Good morning. Today the Subcommittee will examine how Social Security protects the benefits of those who cannot protect themselves.
About 14 percent of those receiving Social Security or Supplemental Security Income benefits need someone to manage their payments. These are our most vulnerable, including children and those who are mentally or physically incapable of managing their benefits.
Most often their payees, known as representative payees, are family members; often a parent or a spouse. However, they can also be a friend or a qualified organization, such as a social service agency or a nursing home.
Sadly, there are payees who take advantage, sometimes in horrific ways, of the very people they are supposed to protect.
In January of this year, the Justice Department announced that Linda Weston, her daughter and three co-defendants were charged in a 193-count indictment with crimes including murder in the aid of racketeering, hate crimes, and sex trafficking.

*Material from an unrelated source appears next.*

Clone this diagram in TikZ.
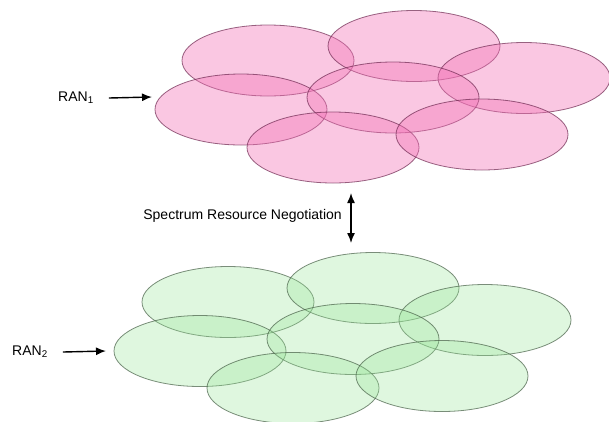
\documentclass[tikz,border=0pt]{standalone}
\usepackage{fontspec}
\setmainfont{Liberation Sans}
\usepackage{xcolor}
\usetikzlibrary{arrows.meta,positioning,shapes.geometric}
\definecolor{ranpink}{RGB}{242,115,182}
\definecolor{ranpinkline}{RGB}{110,40,80}
\definecolor{rangreen}{RGB}{150,228,150}
\definecolor{rangreenline}{RGB}{70,95,70}

\begin{document}
\begin{tikzpicture}[
  x=1pt,y=-1pt,
  cell/.style={ellipse,minimum width=172pt,minimum height=71pt,inner sep=0pt,line width=0.8pt},
  pinkcell/.style={cell,fill=ranpink,fill opacity=0.4,draw=ranpinkline,draw opacity=0.7},
  greencell/.style={cell,fill=rangreen,fill opacity=0.3,draw=rangreenline,draw opacity=0.7},
  lbl/.style={font=\fontsize{14}{16}\selectfont,inner sep=1pt},
  arrow/.style={-{Latex[length=10pt,width=8pt]},line width=1.4pt}
]
\useasboundingbox (0,0) rectangle (609,421);

% RAN 1 cells
\foreach \name/\cx/\cy in {a/268/60.5, b/414/46, c/524/78, d/241/109.5, e/393/97.5, f/333/147.5, g/482/134.5}
  \node[pinkcell] (top\name) at (\cx,\cy) {};

% RAN 2 cells
\foreach \name/\cx/\cy in {a/228/302, b/373/288, c/485/320, d/200/351, e/353/339, f/293/388, g/442/376}
  \node[greencell] (bot\name) at (\cx,\cy) {};

% labels and arrows
\node[lbl] (ran1) at (76,98) {RAN\textsubscript{1}};
\coordinate (in1) at (152,97);
\draw[arrow] ([xshift=14pt]ran1.east) -- (in1);

\node[lbl] (ran2) at (30,352) {RAN\textsubscript{2}};
\coordinate (in2) at (106,351);
\draw[arrow] ([xshift=14pt]ran2.east) -- (in2);

\coordinate (up) at (351,193);
\coordinate (dn) at (351,243);
\draw[arrow,{Latex[length=10pt,width=8pt]}-{Latex[length=10pt,width=8pt]}] (up) -- (dn);
\node[lbl,anchor=east] (nego) at (343,216) {Spectrum Resource Negotiation};
\end{tikzpicture}
\end{document}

According to the indictment, Weston persuaded each victim to make her the payee for their Social Security payments in exchange for the promise of a place to live. Weston, aided by the co-defendants, subjected the victims to inhumane living conditions, including beating the victims, holding them captive in locked closets, basements and attics, and moving the victims between States to avoid detection.
The indictment alleges that use of these techniques caused two of the victims to die, while the others were abused for years until October 15, 2011, when the Philadelphia police rescued them from the sub-basement of an apartment building.

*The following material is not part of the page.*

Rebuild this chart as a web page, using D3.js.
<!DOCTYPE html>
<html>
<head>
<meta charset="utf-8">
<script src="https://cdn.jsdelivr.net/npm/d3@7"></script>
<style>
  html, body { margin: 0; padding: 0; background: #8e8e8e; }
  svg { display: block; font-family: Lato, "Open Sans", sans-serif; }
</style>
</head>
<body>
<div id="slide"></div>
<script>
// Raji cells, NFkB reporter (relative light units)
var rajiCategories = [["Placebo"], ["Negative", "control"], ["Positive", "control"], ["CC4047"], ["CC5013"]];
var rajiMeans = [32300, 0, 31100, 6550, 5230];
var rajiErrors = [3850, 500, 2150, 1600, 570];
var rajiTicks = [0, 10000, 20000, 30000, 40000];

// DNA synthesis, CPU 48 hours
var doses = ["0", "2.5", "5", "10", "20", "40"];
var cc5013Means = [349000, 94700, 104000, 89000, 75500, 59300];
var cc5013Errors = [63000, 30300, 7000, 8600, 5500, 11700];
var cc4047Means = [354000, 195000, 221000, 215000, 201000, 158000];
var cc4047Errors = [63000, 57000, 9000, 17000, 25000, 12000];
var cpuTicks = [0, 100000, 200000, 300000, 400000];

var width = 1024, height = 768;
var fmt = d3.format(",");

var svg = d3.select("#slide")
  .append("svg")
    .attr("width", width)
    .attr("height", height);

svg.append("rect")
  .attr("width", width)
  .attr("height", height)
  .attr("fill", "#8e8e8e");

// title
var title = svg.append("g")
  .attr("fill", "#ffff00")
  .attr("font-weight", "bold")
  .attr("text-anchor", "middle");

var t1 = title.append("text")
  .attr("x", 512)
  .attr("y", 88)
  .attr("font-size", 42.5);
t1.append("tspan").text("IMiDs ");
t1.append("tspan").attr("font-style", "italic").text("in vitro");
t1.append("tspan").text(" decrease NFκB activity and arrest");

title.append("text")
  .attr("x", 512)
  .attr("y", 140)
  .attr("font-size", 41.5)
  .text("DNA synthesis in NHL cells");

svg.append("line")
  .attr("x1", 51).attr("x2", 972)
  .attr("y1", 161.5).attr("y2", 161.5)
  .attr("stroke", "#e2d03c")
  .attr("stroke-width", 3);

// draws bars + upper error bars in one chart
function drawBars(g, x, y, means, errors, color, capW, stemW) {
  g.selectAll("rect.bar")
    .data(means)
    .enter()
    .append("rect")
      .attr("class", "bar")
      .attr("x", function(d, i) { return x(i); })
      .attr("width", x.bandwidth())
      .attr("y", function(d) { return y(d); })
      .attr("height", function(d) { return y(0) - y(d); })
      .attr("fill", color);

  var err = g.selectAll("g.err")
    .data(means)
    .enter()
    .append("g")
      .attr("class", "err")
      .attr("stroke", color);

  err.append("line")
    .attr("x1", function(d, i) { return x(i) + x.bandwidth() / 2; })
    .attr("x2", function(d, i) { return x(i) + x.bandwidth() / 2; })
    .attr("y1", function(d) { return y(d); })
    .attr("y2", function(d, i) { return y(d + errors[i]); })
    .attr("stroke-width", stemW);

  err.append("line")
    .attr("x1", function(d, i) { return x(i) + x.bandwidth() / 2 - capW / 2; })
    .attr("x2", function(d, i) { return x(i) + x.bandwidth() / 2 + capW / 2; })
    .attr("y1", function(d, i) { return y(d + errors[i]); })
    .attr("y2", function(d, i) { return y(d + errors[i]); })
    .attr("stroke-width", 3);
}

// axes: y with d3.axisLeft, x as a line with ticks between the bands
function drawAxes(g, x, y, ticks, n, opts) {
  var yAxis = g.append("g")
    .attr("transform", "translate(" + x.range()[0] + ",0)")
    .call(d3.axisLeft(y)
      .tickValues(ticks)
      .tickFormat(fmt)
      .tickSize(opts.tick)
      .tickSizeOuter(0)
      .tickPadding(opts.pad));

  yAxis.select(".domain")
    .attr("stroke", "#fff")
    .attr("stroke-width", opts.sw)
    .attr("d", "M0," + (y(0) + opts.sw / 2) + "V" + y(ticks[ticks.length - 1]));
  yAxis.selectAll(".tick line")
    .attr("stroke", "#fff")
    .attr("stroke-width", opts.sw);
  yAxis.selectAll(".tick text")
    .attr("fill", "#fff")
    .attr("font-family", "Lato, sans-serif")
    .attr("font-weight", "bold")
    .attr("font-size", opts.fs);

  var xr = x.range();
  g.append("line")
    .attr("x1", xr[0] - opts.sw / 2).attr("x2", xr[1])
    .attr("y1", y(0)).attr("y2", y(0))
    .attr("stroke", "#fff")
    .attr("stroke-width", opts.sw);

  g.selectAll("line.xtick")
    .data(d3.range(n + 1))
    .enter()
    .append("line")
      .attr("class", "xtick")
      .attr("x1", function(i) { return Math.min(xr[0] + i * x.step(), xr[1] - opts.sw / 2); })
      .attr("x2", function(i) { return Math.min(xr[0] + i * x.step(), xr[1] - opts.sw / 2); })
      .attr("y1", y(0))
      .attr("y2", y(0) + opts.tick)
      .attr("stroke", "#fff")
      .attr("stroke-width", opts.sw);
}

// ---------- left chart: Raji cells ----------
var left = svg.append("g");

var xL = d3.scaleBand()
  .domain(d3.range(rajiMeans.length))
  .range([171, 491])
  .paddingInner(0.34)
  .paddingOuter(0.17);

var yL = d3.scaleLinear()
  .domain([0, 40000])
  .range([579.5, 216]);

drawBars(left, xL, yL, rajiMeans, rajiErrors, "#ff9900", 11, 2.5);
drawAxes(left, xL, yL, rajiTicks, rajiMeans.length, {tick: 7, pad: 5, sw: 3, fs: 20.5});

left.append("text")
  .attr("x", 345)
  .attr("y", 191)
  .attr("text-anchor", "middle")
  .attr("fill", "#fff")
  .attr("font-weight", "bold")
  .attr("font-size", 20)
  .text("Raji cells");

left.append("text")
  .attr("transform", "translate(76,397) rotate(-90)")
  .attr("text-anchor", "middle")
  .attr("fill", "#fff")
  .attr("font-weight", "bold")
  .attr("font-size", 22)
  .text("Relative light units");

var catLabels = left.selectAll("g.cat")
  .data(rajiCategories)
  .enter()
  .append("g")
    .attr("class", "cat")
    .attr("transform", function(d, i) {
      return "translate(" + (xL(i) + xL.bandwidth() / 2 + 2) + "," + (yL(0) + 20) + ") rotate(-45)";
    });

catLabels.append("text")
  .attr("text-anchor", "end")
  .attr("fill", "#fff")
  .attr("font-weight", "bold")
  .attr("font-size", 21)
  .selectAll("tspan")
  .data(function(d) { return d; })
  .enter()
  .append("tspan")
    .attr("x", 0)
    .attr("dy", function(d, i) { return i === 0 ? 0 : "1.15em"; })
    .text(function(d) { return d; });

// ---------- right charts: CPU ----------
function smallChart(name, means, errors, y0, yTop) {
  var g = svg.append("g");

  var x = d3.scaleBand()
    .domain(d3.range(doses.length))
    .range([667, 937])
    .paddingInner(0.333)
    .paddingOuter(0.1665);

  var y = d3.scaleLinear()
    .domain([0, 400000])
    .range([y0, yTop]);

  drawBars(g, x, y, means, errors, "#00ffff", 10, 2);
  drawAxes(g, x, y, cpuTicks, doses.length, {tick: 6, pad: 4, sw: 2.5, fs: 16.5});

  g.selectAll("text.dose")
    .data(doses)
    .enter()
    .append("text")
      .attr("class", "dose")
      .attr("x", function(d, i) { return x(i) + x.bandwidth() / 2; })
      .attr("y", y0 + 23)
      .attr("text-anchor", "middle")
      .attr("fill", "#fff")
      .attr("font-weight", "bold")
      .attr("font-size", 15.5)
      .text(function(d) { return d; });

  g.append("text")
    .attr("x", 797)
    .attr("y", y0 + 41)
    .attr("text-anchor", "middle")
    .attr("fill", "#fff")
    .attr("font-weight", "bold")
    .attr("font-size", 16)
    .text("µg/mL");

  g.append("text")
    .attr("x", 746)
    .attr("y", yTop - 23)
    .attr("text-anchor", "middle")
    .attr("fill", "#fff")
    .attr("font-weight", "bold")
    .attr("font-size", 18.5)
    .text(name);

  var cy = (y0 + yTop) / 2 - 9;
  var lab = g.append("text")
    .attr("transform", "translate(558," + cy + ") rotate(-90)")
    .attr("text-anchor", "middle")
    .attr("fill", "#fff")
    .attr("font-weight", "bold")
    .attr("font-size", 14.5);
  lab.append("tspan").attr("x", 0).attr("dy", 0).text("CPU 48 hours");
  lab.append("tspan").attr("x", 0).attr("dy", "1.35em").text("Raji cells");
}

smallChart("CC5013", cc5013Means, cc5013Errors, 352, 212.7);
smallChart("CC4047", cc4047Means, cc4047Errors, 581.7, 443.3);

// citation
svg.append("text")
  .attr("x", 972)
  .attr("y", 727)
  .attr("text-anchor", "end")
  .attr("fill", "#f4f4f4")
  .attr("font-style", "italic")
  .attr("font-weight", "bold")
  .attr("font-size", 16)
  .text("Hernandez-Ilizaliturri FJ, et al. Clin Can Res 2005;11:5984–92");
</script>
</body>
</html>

The perpetrators of these crimes are in jail, awaiting trial.
As a former Prisoner of War, I know enduring torture can quickly mangle your body and slowly destroy your soul. I lived through what could only be called hell on earth for nearly seven years. Your health and safety is of no interest to your captors.
It breaks my heart to know the terrors these innocent folks endured here at home. While this level of cruelty, from what we know is rare, it is inexcusable and intolerable.
Soon after these crimes became public, members of this Committee asked the Government Accountability Office to examine Social Security’s representative payee program. GAO is releasing this very important report today and Mr. Bertoni is here to tell us about their findings.
Today there are almost 6 million representative payees who manage $72 billion in benefits each year for 8.4 million beneficiaries.
Over the past ten years, the number of people needing a representative payee has grown by 20 percent and will only continue to grow as people live longer.
According to the Alzheimer’s association, by 2025 the number of people affected by Alzheimer’s disease will increase by 40 percent, reaching over 7 million.
Congress last looked at the challenges facing the representative payee program when it passed the Social Security Protection Act of 2004 and strengthened the protections against misuse.
The Weston case illustrates the importance of finding the right payee in the first place and the importance of effective oversight.
Clearly Social Security must do better. The agency must rise to the challenge of doing what’s right to protect the benefits of those who cannot protect themselves, today, and in the future.
I thank our witnesses for being here today and I look forward to hearing their testimony.